Je ne dis pas, si j’avais ton pouvoir,
Qu’a m’acquitter ne feisse mon debvoir,
A tout le moins du bien que tu m’advoues.
Preste-moy donc ton éloquent savoir
Pour te louer ainsi que tu me loues.

Autre preuve de la réciprocité de leurs amours : les Rymes de Pernette sont suivies de quatre épitaphes dont les deux premiers sont signées m. se. (Maurice Scève). On est étonné de ne pas y trouver les cris de douleur d’un amant qui a perdu sa maîtresse ; Scève fait abstraction de sa personne, ne voulant pas mettre à nu son cœur devant le public, et chante seulement les hautes qualités de la défunte.

D’après ses poésies et d’après l’épître aux dames lyonnaises, Pernette était bien digne de l’amour d’un poète. Antoine du Moulin nous la présente comme un prodige dans tous les arts appréciés dans un salon mondain, et dans les sciences qu’une société érudite sait estimer.

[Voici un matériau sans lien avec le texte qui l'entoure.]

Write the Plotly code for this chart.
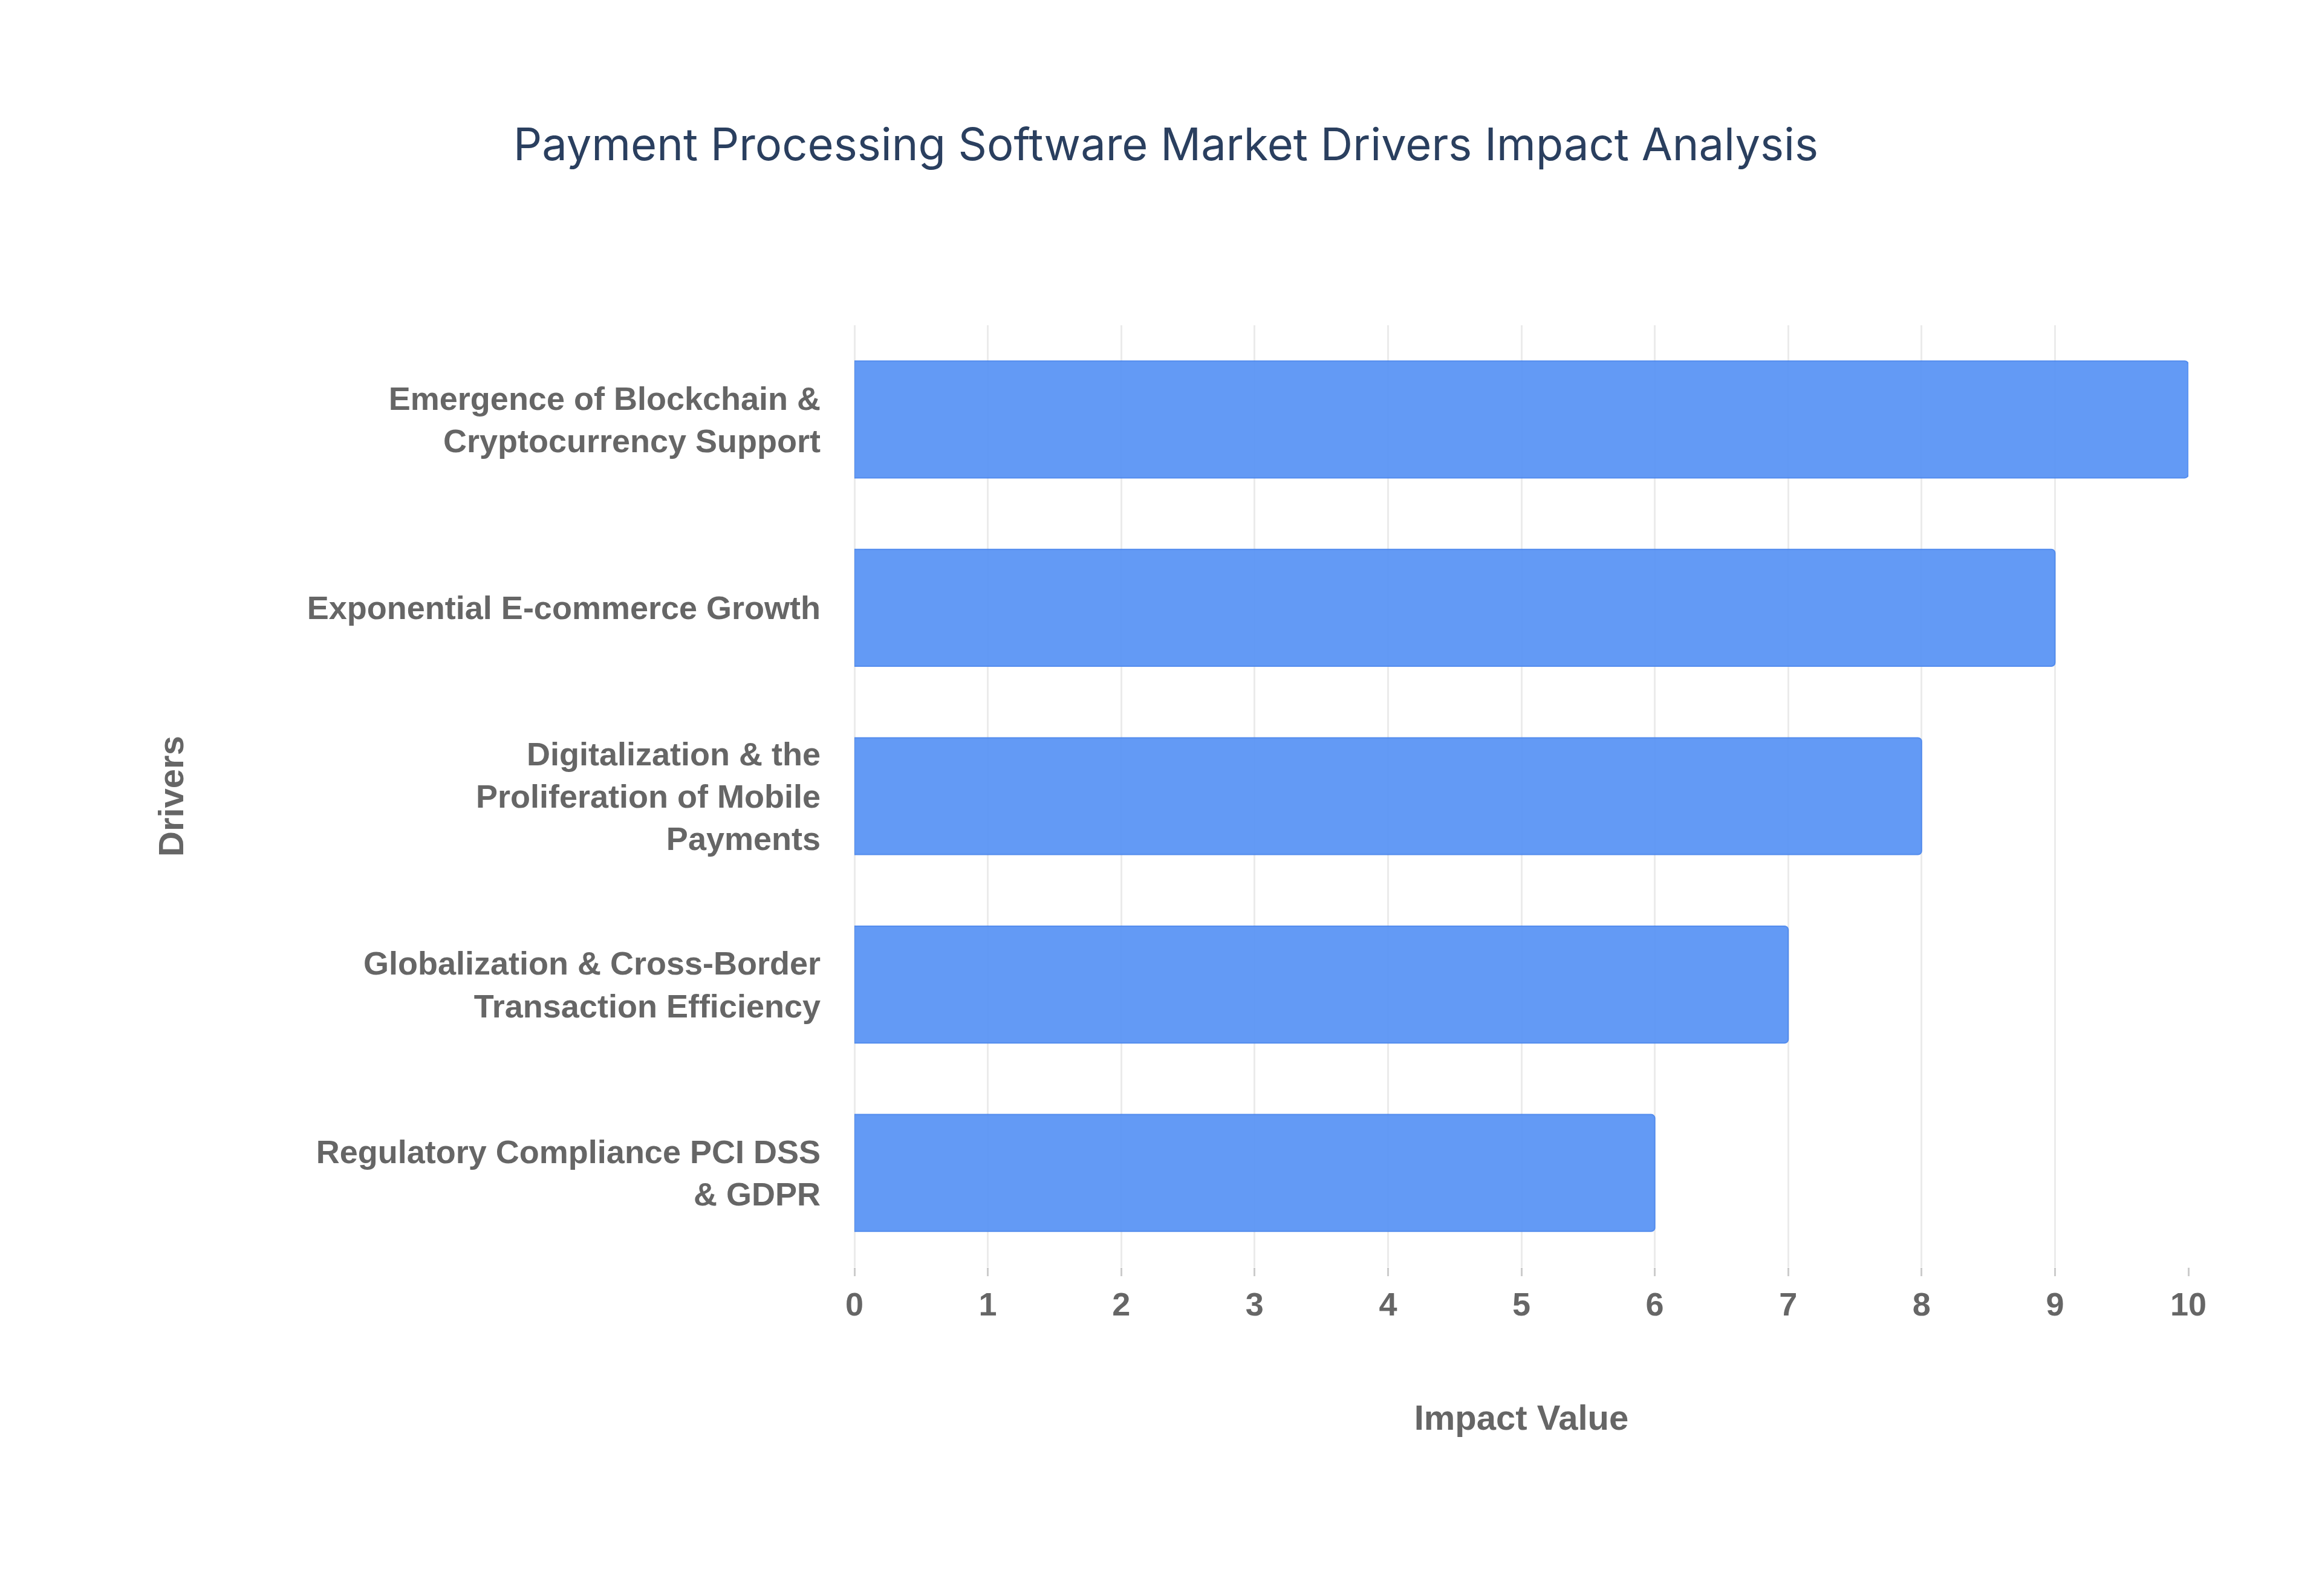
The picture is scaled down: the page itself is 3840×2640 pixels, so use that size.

Car veu le peu de temps que les cieulx l’ont laissée entre nous, il est quasi incroyable comme elle a peu avoir le loysir, je ne dis seulement de se rendre si parfaictement asseurée en tous instruments musicaulx, soit au luth, espinette et aultres, lesquels de soy requièrent une bien longue vie à s’y rendre parfaictz comme elle estoit, et tellement que la promptitude qu’elle y avait, donnoit cause d’esbahissementz aux plus expérimentez : mais encores à si bien dispenser le reste de ses bonnes heures qu’elle l’ayt employé à toutes bonnes lettres, par lesquelles elle avoit eu premièrement entière et familière congnoissance des plus louables vulgaires (outre le sien) comme du Thuscan[1] et du Castillan[2], tant que sa plume

  1. Parmi les vers français des Rymes, il y a aussi deux madrigaux italiens ; j’en cite un pour prouver que le platonisme n’avait point étouffé la volupté dans l’âme de Pernette.
    Colpa ne sei amor, se troppo volsi
    Aggiongendo alla tua la bocca mia :
    Ma se punir mi vuoi di quel che tolsi,
    Fa che concesso il replicar mi sia :
    Che tal dolcezza in le tuoi labbia accolsi,
    Che fu lo spirto per partirsi via ;
    Sô qu’ai secondo bacio uscirà fuora :
    Baciami dunque se tu vuoi ch’i muora.

    Malgré le peu de correction (le tuoi labbia !), cet italien me paraît assez élégant. — Dans un dizain, Pernette décide de la valeur des langages italien et français en disant que celuy depeinct que cestuy veult dire.
  2. Elle fait passer la Suyte de la Déploration de Vénus sur la mort du bel Adonis (poésie commencée par Mellin de Saint-Gelais) pour une version de l’espaignol du Coude Claros de Adonis.